Rilancio di Milano nel ruolo delle donne

Ruben

Razzante*

La tragedia del Covid-19 ha posto una necessità di riumanizzazione. La persona va rimessa al centro. E le donne insegnano che è legittimo aspirare a tutto: “La salute, il pane e le rose” è il titolo del Rapporto sulla città 2020 realizzato dalla Fondazione Ambrosianeum col contributo di Fondazione Cariplo, giunto alla trentesima edizione. Uscito con puntualità nonostante la pandemia, offre illuminanti spunti di riflessione per leggere un problematico presente e immaginare un futuro incerto. Il focus quest’anno è la questione femminile, che rimane centrale, nonostante Milano sia per molti versi women-friendly. Nell’introduzione, il presidente di Ambrosianeum Fondazione Culturale Marco Garzonio insiste sulla necessità di "investire sulla cultura", "già considerata una Cenerentola prima dell’emergenza sanitaria": "è la sola via che ci può garantire l’uscita dalla crisi" tanto più che Milano, per tornare ad essere trainante, deve in primo luogo "rivendicare la propria identità, fare scelte coraggiose".

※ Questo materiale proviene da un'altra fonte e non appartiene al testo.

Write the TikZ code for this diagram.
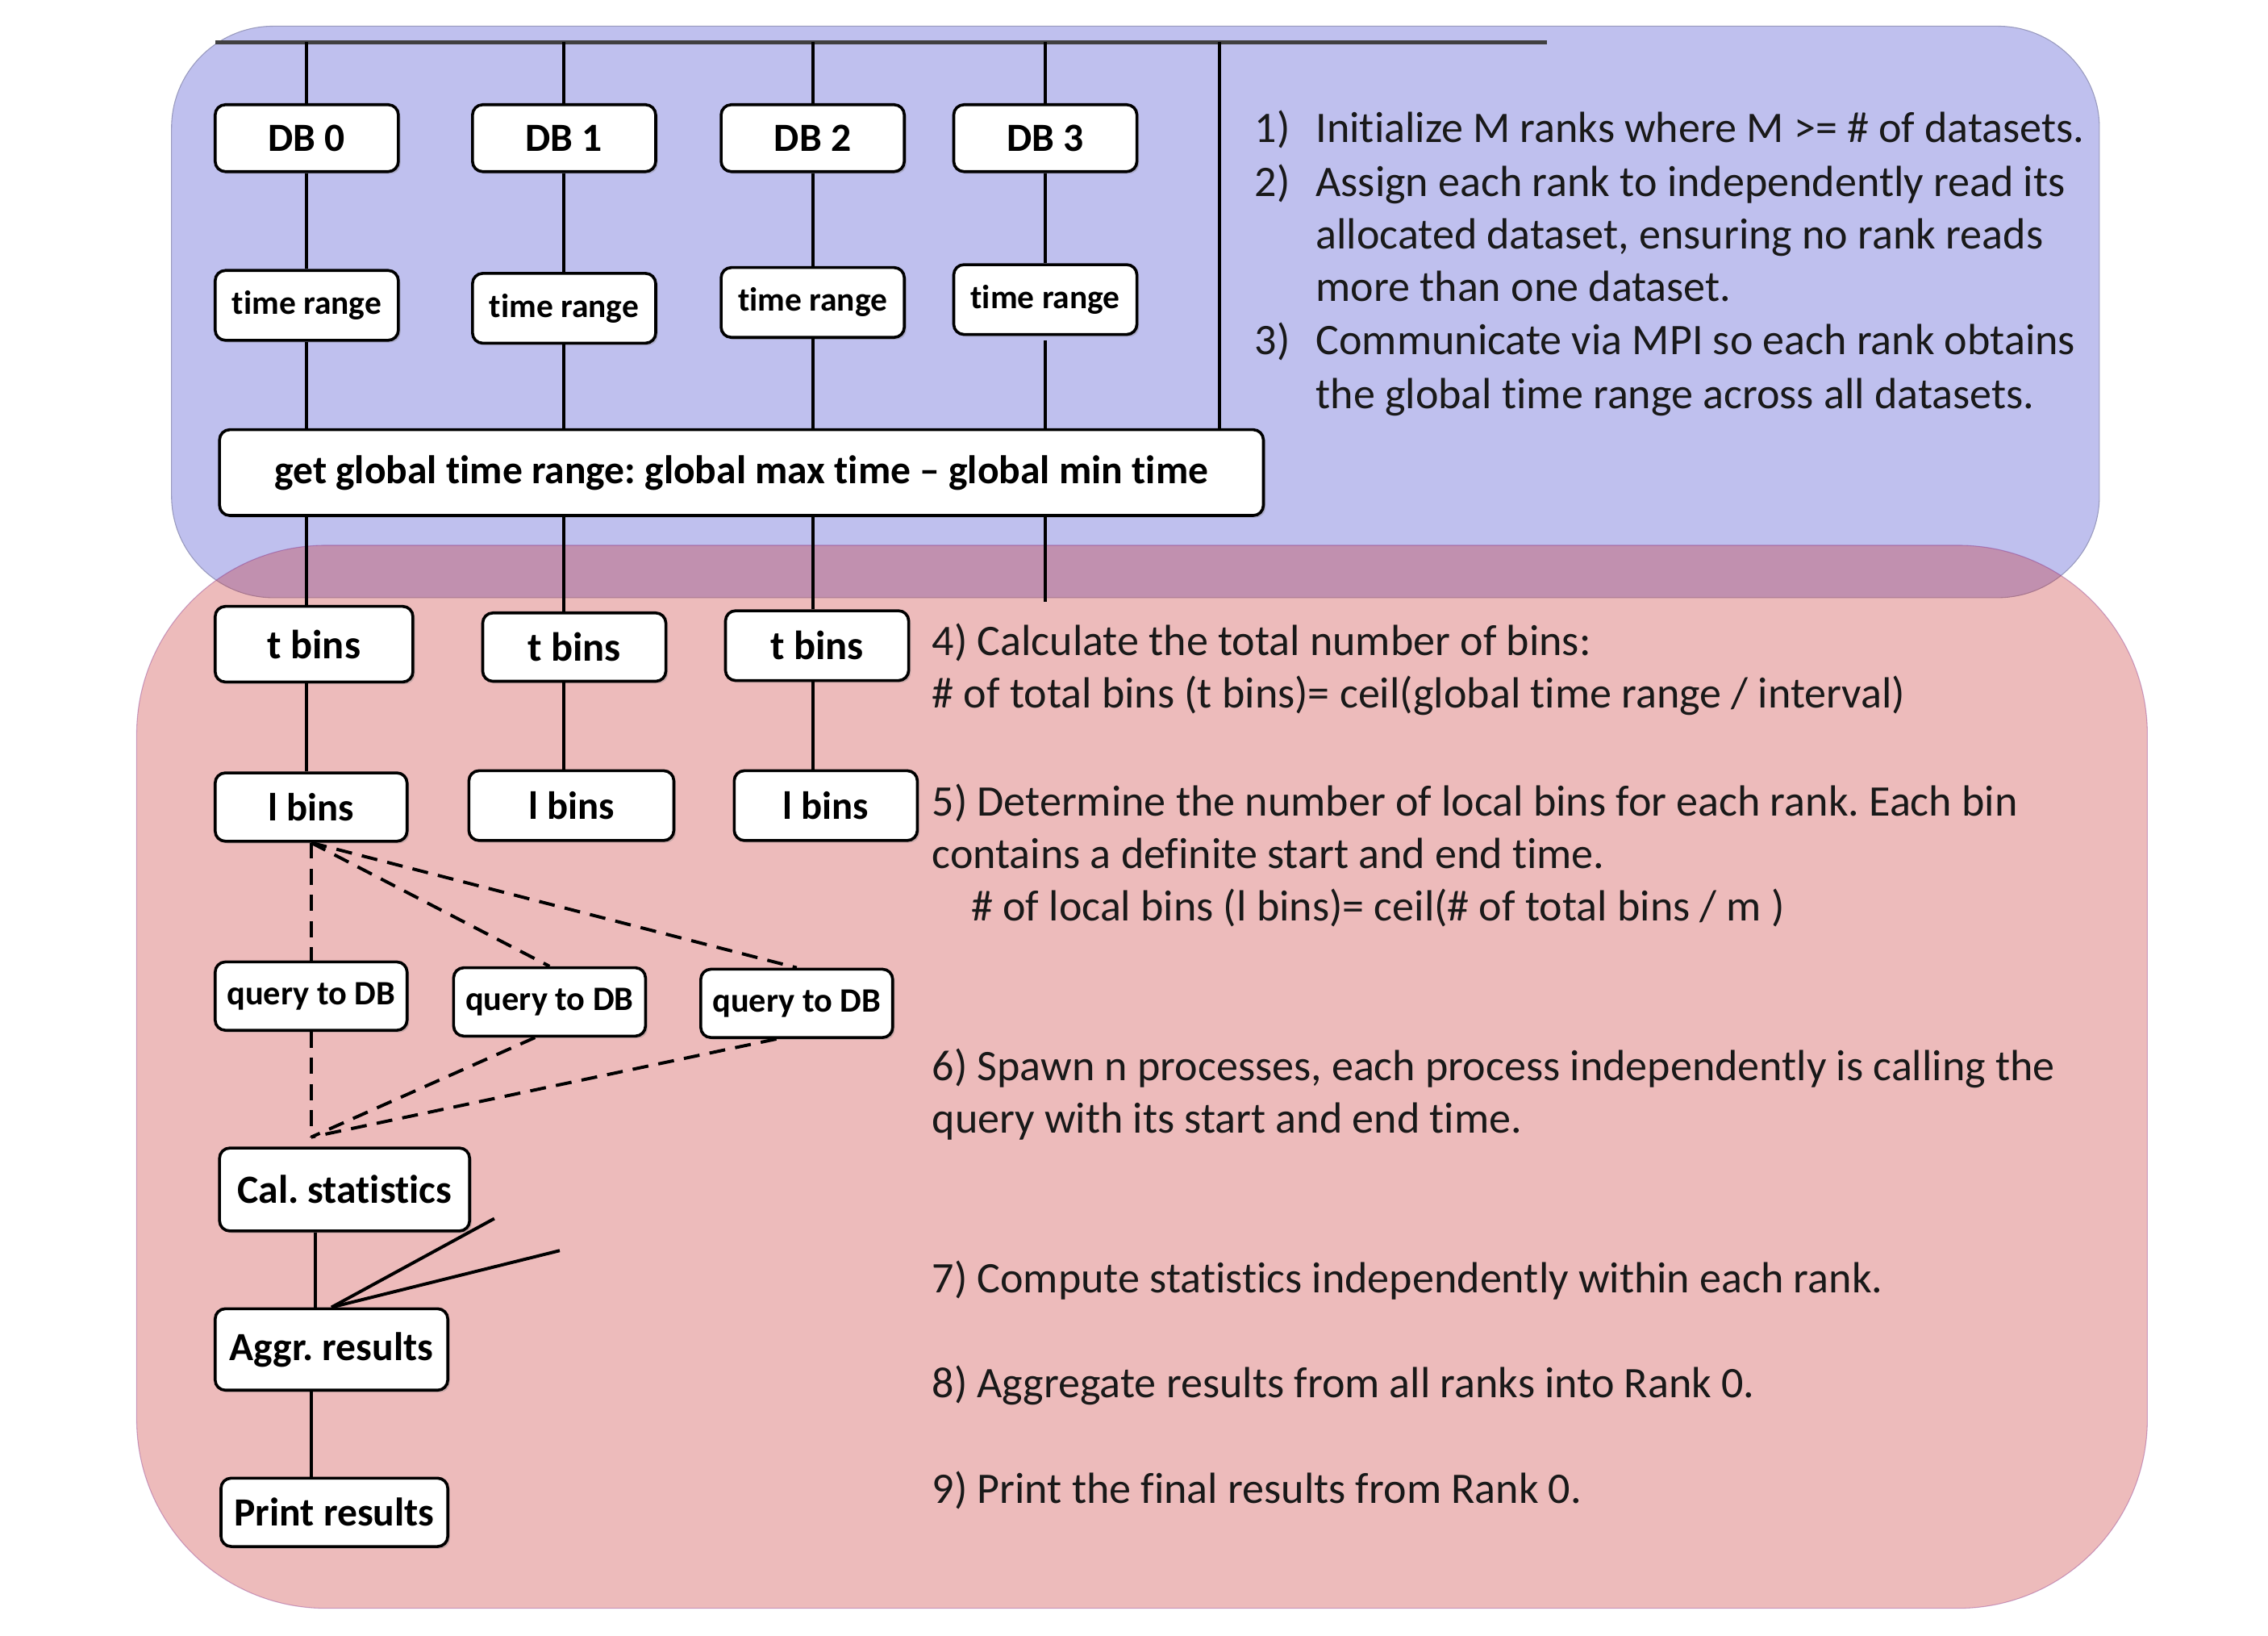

La cultura è centrale nel Rapporto 2020, presentato, oltre che da Garzonio, da Antonio Calabrò, direttore di Fondazione Pirelli e vicepresidente di Assolombarda, e dalla senatrice a vita Elena Cattaneo, insieme alla curatrice Rosangela Lodigiani. Nel volume si analizza con equilibrio e costruttività, attraverso dati, storie, racconti di successi e di fragilità, la realtà delle donne milanesi e lombarde. La senatrice Cattaneo ha promesso che userà "il Rapporto in Senato per portare avanti le istanze sulla parità di genere", visto che "la zavorra dei pregiudizi è ancora pesante". E se è vero, come ha evidenziato Calabrò, che "dentro la capacità femminile di fare impresa c’è l’intelligenza del cuore, la capacità analitica e di accoglienza perché Milano è donna e madre", l’arcivescovo Mario Delpini, nel suo saluto, ha detto che "il tema delle donne, della diseguaglianza, della povertà, della guerra, sono scomparsi per mesi dall’attenzione degli italiani, col rischio che il virus faccia male anche alla nostra visione del mondo".